If your journal references recordings stored in a separate location, the journal must cross-reference where and how those recordings are stored. When your commission expires or is revoked, your state will have rules about what happens to these records. Some require you to transfer them to your secretary of state’s office or to a designated repository.

Insurance and Bonding

Many states require a surety bond before you can perform electronic or remote notarizations. Bond amounts vary, and some states require a higher bond for remote online notarization than for traditional notarization. Check your state’s requirements, because the bond must typically be in place before you apply for electronic notarization authorization.

Errors and omissions insurance is worth considering even where it isn’t mandatory. Standard notary E&O policies generally do not specifically mention electronic or remote notarizations, but they also don’t exclude them. Most policies cover notarial acts performed in accordance with current law, regardless of whether the act happened on paper or on a screen. That said, confirm with your insurer that your policy covers electronic acts. Assuming coverage and discovering you were wrong after a claim is filed is a problem no one wants.

When Your Commission Expires

Your electronic seal becomes invalid the moment your commission expires. Using it after that date, even on a document you started notarizing before expiration, can invalidate the notarization and expose you to penalties. Digital certificates are typically issued with an expiration date that matches your commission term, so the certificate itself may stop functioning automatically. But don’t rely on that as a safeguard.
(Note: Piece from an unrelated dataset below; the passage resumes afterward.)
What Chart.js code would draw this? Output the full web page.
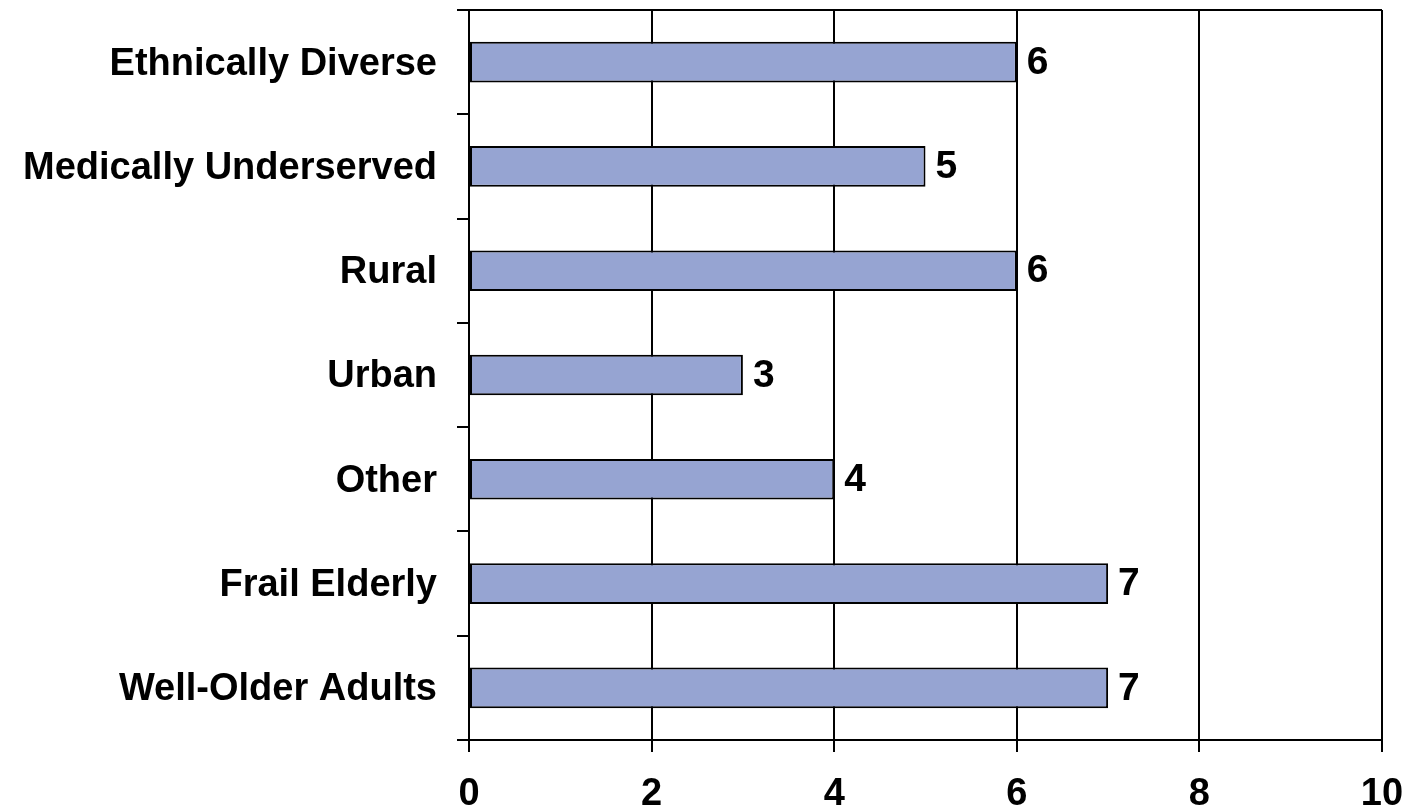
<!DOCTYPE html>
<html>
<head>
<meta charset="utf-8">
<script src="https://cdn.jsdelivr.net/npm/chart.js@4/dist/chart.umd.min.js"></script>
<style>
  html, body { margin: 0; padding: 0; background: #fff; overflow: hidden; }
  #chart { display: block; }
</style>
</head>
<body>
<canvas id="chart" width="1412" height="812"></canvas>
<script>
'use strict';

const CATEGORIES = ['Ethnically Diverse', 'Medically Underserved', 'Rural', 'Urban', 'Other', 'Frail Elderly', 'Well-Older Adults'];
const VALUES = [6, 5, 6, 3, 4, 7, 7];
const X_TICKS = [0, 2, 4, 6, 8, 10];

const FONT = "'Liberation Sans', Arial, sans-serif";
const BAR_FILL = '#96A4D2';

// value labels at the end of each bar
const valueLabels = {
  id: 'valueLabels',
  afterDatasetsDraw(chart) {
    const ctx = chart.ctx;
    const meta = chart.getDatasetMeta(0);
    ctx.save();
    ctx.font = `bold 39px ${FONT}`;
    ctx.fillStyle = '#000';
    ctx.textAlign = 'left';
    ctx.textBaseline = 'middle';
    meta.data.forEach((bar, i) => {
      ctx.fillText(String(VALUES[i]), bar.x + 10, bar.y + 1);
    });
    ctx.restore();
  }
};

// top edge of the plot box
const topBorder = {
  id: 'topBorder',
  afterDraw(chart) {
    const { ctx, chartArea } = chart;
    ctx.save();
    ctx.strokeStyle = '#000';
    ctx.lineWidth = 2;
    ctx.beginPath();
    ctx.moveTo(chartArea.left, chartArea.top);
    ctx.lineTo(chartArea.right, chartArea.top);
    ctx.stroke();
    ctx.restore();
  }
};

new Chart(document.getElementById('chart'), {
  type: 'bar',
  data: {
    labels: CATEGORIES,
    datasets: [{
      data: VALUES,
      backgroundColor: BAR_FILL,
      borderColor: '#000',
      borderWidth: 2,
      borderSkipped: false,
      barPercentage: 0.39,
      categoryPercentage: 1
    }]
  },
  options: {
    indexAxis: 'y',
    responsive: false,
    devicePixelRatio: 1,
    animation: false,
    layout: { padding: { top: 10, right: 30, bottom: 0, left: 0 } },
    plugins: {
      legend: { display: false },
      tooltip: { enabled: false }
    },
    scales: {
      x: {
        min: 0,
        max: 10,
        afterBuildTicks: scale => { scale.ticks = X_TICKS.map(v => ({ value: v })); },
        afterFit: scale => {
          scale.height = 72;
          scale.paddingLeft = 0;
          scale.paddingRight = 0;
        },
        grid: { color: '#000', lineWidth: 2, tickLength: 12 },
        border: { color: '#000', width: 2 },
        ticks: {
          color: '#000',
          padding: 20,
          maxRotation: 0,
          font: { family: FONT, size: 38, weight: 'bold' }
        }
      },
      y: {
        afterFit: scale => {
          scale.width = 469;
          scale.paddingTop = 0;
          scale.paddingBottom = 0;
        },
        grid: { offset: true, drawOnChartArea: false, color: '#000', lineWidth: 2, tickLength: 12 },
        border: { color: '#000', width: 2 },
        ticks: {
          color: '#000',
          padding: 20,
          labelOffset: 2,
          font: { family: FONT, size: 38, weight: 'bold' }
        }
      }
    }
  },
  plugins: [valueLabels, topBorder]
});
</script>
</body>
</html>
Mark your commission expiration date well in advance and begin the renewal process early enough to avoid a gap in your ability to perform electronic notarizations.

Upon expiration or resignation, most states require you to disable or destroy your electronic seal and transfer your electronic journal records according to state rules. Holding onto an expired seal creates unnecessary risk, even if you intend to renew. Treat the old seal as dead and start fresh with new credentials tied to your renewed commission.